When you read history, you tend to read about historical events, about numbers, dates, and data. But it was people who drove those events, people making decisions on the basis of uncertain information, unknown consequences and frequently in the ‚fog of war. The opening quotation in Ahamed’s book is from Benjamin Disraeli: Read no history – nothing but biography, for that is life without theory. This perfectly sets the tone for what for me is one of the best treatments of the Great Depression I’ve ever read.
This account differs from others because it is told largely fromthe vantage points of the four central bankers of the four largest economies of the day: Benjamin Strong at the New York Fed, Hjalmar Schacht of the German Reichbank, Montagu Norman of the Bank of England, and Emile Moreau of the Banque de France. From here we gain insight into the influence the BoE exerted on the NY Fed and the damage such closeness might have caused. We see the mistrust Moreau felt towards both the Anglo-Saxons and especially the Germans, and we sense the canniness, but also the cold aloofness, that made Schacht the right man to tackle the hyperinflation, but maybe the wrong one to work with in subsequent German episodes.
It also differs from other accounts in that the story is told as one that has its roots in the First World War. This is absolutely correct. WW1 saw the US become the world’s primary capital exporter, destabilised the gold standard, sent Germany into a hyperinflation, and saw the UK peg to gold at an overvalued parity and France at an undervalued one. It is only in the context of the ultimately vain struggle to recover from these events of the 1920s that the 1930s can be fully understood.

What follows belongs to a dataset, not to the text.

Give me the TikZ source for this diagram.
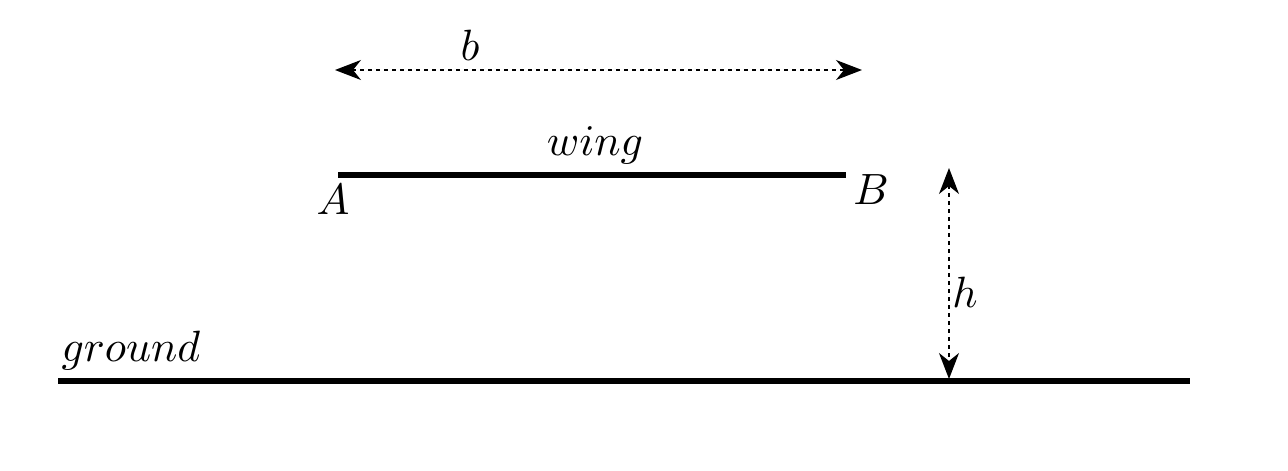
\documentclass[tikz,border=0pt]{standalone}
\usetikzlibrary{arrows.meta}
\begin{document}
\begin{tikzpicture}[x=0.25pt,y=-0.25pt,
  bar/.style={line width=1.5pt},
  dim/.style={dash pattern=on 1pt off 1pt,line width=0.4pt,{Stealth[length=6.5pt,width=5pt,inset=2pt]}-{Stealth[length=6.5pt,width=5pt,inset=2pt]}},
  lab/.style={font=\fontsize{10.5}{13}\selectfont}]
\useasboundingbox (0,0) rectangle (1288,471);
\coordinate (wA) at (338,175); \coordinate (wB) at (846,175);
\coordinate (gA) at (58,381); \coordinate (gB) at (1190,381);
\coordinate (bA) at (335,70); \coordinate (bB) at (862,70);
\coordinate (hT) at (949,168); \coordinate (hB) at (949,379);
\draw[bar] (wA) -- (wB);
\draw[bar] (gA) -- (gB);
\draw[dim] (bA) -- (bB);
\draw[dim] (hT) -- (hB);
\node[lab] (b) at (470,45) {$b$};
\node[lab] (wing) at (595,145) {$wing$};
\node[lab] (A) at (333,200) {$A$};
\node[lab] (B) at (871,190) {$B$};
\node[lab] (h) at (965,292) {$h$};
\node[lab] (g) at (131,351) {$ground$};
\end{tikzpicture}
\end{document}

Finally, the book is also a wonderful counter to the popular US-centric understanding of the Great Depression which sees the 1929 crash as its spark, ‘policy mistakes’ as its fuel, and FDR as its saviour. In fact the catastrophe was truly global and the 1929 stock market crash was merely one of four financial earthquakes which shook the world economy.
“Part of the reason for the extent of the world economic collapse of 1929 to 1933 was that it was not just one crisis but … a sequence of crises, ricocheting from one side of the Atlantic to the other, each one feeding off the ones before, starting with the contraction in the German economy that began in 1928, the Great Crash on Wall Street in 1929, the serial bank panics that affected the United States from the end of 1930, and the unravelling of European finances in the summer of 1931 …”
Ahamed likens the collapse of Germany in 1928, which was precipitated by an outflow of the American capital on which it depended, to that of Mexico in 1994, which had become similarly dependent on international funds which it struggled to retain as American rates began to rise. The 1929 stock market crash was of a similar magnitude to the tech crash of 2000, the US banking collapses of 1931-33 to those of the financial crisis of 2007/08, and the collapse of the European financial system and the gold standard to the Asian/emerging market crisis of 1997/98. All in all it was:
‚…a crisis equivalent in scope to the combined effects and more of the 1994 Mexican peso crises, the 1997/98 Asian and Russian crises, the 2000 collapse in the stock market bubble, and the 2007/08 world financial crisis, all cascading upon one another in a single concentrated two-year period.”
I have to confess to not quite agreeing with some of Ahamed’s conclusions at the end of the book. The ‘policy mistake’ explanation for the severity of the depression sweeps too many issues under the carpet for me, and comes across as being biased emotively and by hindsight.